# R32 RB25 Engine or S14 SR20DET witch is better



## skyline_fan_gtr90 (Aug 4, 2006)

hello well im deciding what to get as a swap a R32 RB25 engine and tranny or a S14 SR20det for my 180sx i dont know what to get what is better i can get both for the same price $2500.00


----------



## Nismo240 (Jul 24, 2004)

only one R32 came with an RB25, but it was a DE. R33's and R34's came with the DET's. an S14 SR is probably gonna be easier to swap. but its up to you, don't let other people decide for you.


----------



## skyline_fan_gtr90 (Aug 4, 2006)

good point thnx alot


----------



## silhead1995 (Jul 20, 2006)

The best thing to do is figure out what exactly you will be using this car for. Rb motor's can be HP monsters. SR's can too, but you probably have better street manners. SR's also will be easier and probably cheaper overall to swap. You have to decide what you can afford moneywise and headache wise. Most of all DON'T settle for less than you actually WANT, or else you'll not be happy and then you'll wind up spending even more cash later to get what you could have had in the first place.


----------



## S13RB25 (May 27, 2006)

silhead1995, very good post. explained well. 

let me be the first to agree with that.. the SR will definitely be cheaper overall to drop in. i can tell you from my personal experience that the RB will suck up more money than you plan for. the way mine's going, i just figure hell, it's an F'in skyline engine, i better just man up and do it right. if i bought an SR i can guarantee it would have been in the car and running by now, there's no way i would have taken as many steps to a perfect engine as i have with my RB. 

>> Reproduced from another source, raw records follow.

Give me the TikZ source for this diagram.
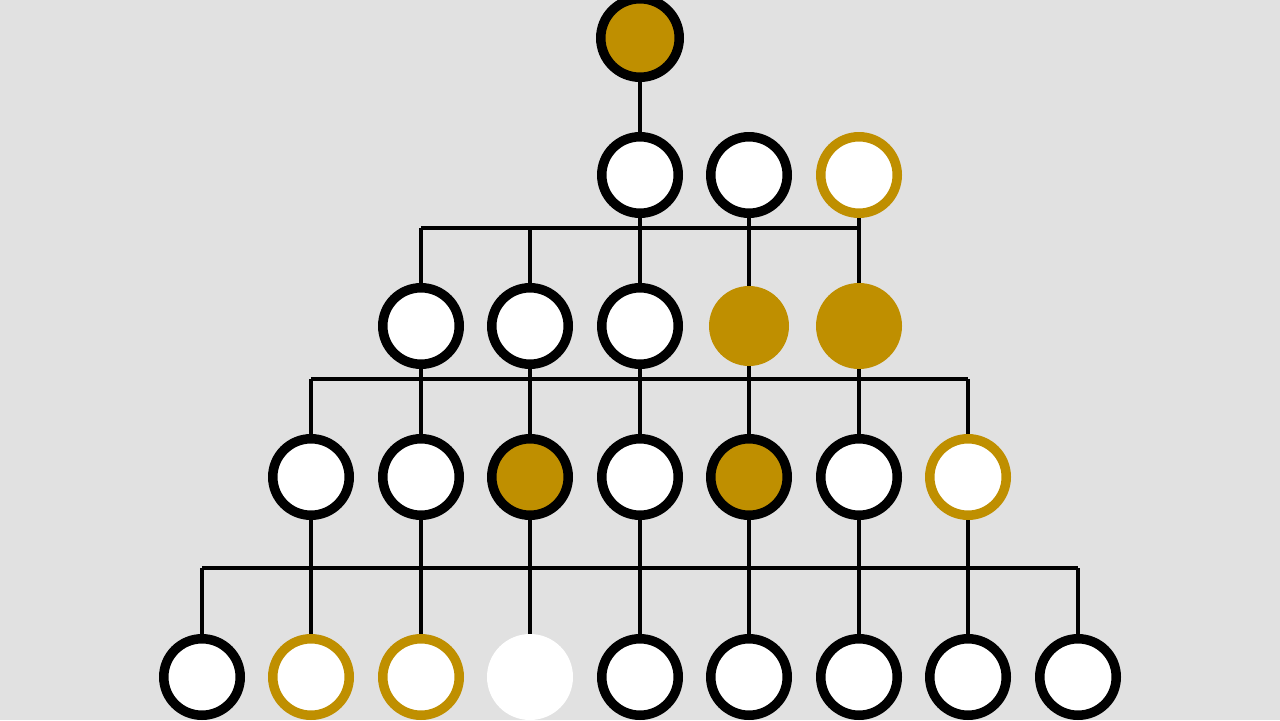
\documentclass[tikz,border=0pt]{standalone}
\definecolor{gold}{RGB}{191,143,0}
\definecolor{backdrop}{RGB}{225,225,225}

\begin{document}
\begin{tikzpicture}[
    x=0.02cm,
    y=-0.02cm,
    person/.style={
        circle,
        minimum size=1.53cm,
        inner sep=0pt,
        line width=0.19cm,
        draw=black,
        fill=white
    },
    carrier/.style={person, fill=gold},
    ring/.style={person, draw=gold},
    full/.style={person, draw=gold, fill=gold},
    spot/.style={person, draw=none, fill=gold, minimum size=1.6cm, outer sep=0pt},
    blank/.style={person, draw=white},
    link/.style={
        line width=0.07cm,
        black
    }
]

% Background
\useasboundingbox (0,0) rectangle (1280,720);
\fill[backdrop] (0,0) rectangle (1280,720);
\clip (0,0) rectangle (1280,720);

% Generation I
\node[carrier, minimum size=1.57cm] (a1) at (640,38) {};

% Generation II
\node[person] (b1) at (640,175) {};
\node[person] (b2) at (749,175) {};
\node[ring] (b3) at (859,175) {};

% Generation III
\node[person] (c1) at (421,326) {};
\node[person] (c2) at (530,326) {};
\node[person] (c3) at (640,326) {};
\node[spot] (c4) at (749,326) {};
\node[full] (c5) at (859,326) {};

% Generation IV
\node[person] (d1) at (311,477) {};
\node[person] (d2) at (421,477) {};
\node[carrier] (d3) at (530,477) {};
\node[person] (d4) at (640,477) {};
\node[carrier] (d5) at (749,477) {};
\node[person] (d6) at (859,477) {};
\node[ring] (d7) at (968,477) {};

% Generation V
\node[person] (e1) at (202,677) {};
\node[ring] (e2) at (311,677) {};
\node[ring] (e3) at (421,677) {};
\node[blank] (e4) at (530,677) {};
\node[person] (e5) at (640,677) {};
\node[person] (e6) at (749,677) {};
\node[person] (e7) at (859,677) {};
\node[person] (e8) at (968,677) {};
\node[person] (e9) at (1078,677) {};

% Sibship lines
\coordinate (bus1) at (640,228);
\coordinate (bus2) at (640,379);
\coordinate (bus3) at (640,568);
\draw[link] (c1 |- bus1) -- (b3 |- bus1);
\draw[link] (d1 |- bus2) -- (d7 |- bus2);
\draw[link] (e1 |- bus3) -- (e9 |- bus3);

% Descent lines
\foreach \u/\v in {a1/b1, b1/c3, b2/c4, b3/c5,
                   c1/d2, c2/d3, c3/d4, c4/d5, c5/d6,
                   d1/e2, d2/e3, d3/e4, d4/e5, d5/e6, d6/e7, d7/e8}
    \draw[link] (\u) -- (\v);
\foreach \v/\b in {c1/bus1, c2/bus1, d1/bus2, d7/bus2, e1/bus3, e9/bus3}
    \draw[link] (\v.north) -- (\v |- \b);

\end{tikzpicture}
\end{document}
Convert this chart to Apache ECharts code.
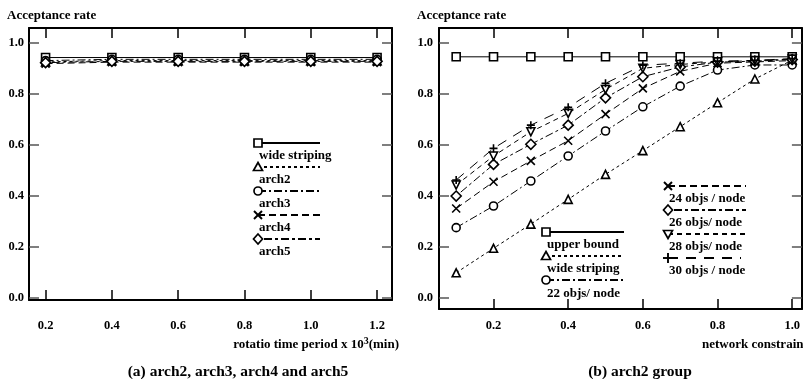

i decided on the RB route after much consideration about the other options simply because i liked the idea of it more. i honestly don't care about the fact that an SR can make as much power if not more than the RB or any of that. same with the KA-T. i actually had a complete 400+ horsepower KA-T setup ready to go on the car and i sold most of the parts because the idea of a 6cyl turbo in my nissan was more appealing. is this going to apply to you? who knows. each engine has its ups and downs, in the end you just have to pick one that best suits your needs for the car. like he said above me, take into consideration what you'll actually be using the car for and go from there. 

hope my extensive rambling has maybe helped a bit. good luck with whatever you decide to do!


----------



## skyline_fan_gtr90 (Aug 4, 2006)

i like the fact that its a skyline engine inline 6 hell yeah but the sr20 is a four banger so yeah i most likely get the sr20det but ill get the rb25 if i find it cheaper the reason i want the rb25 is for drift but meh sr20 is a perfect drop n go so yeah thnx for the help


----------



## silhead1995 (Jul 20, 2006)

The Rb could throw off the balance (weight wise) in a drift machine. Besides, The Sr20 will be cheaper less headaches (for replacement parts) and that leaves you more cash for tires, suspension, and the rest of the mods for drifting. Horsepower helps but doesn't always win a drift competion. Proper suspension and wheel and tire combo (a good driver too) is what wins.


----------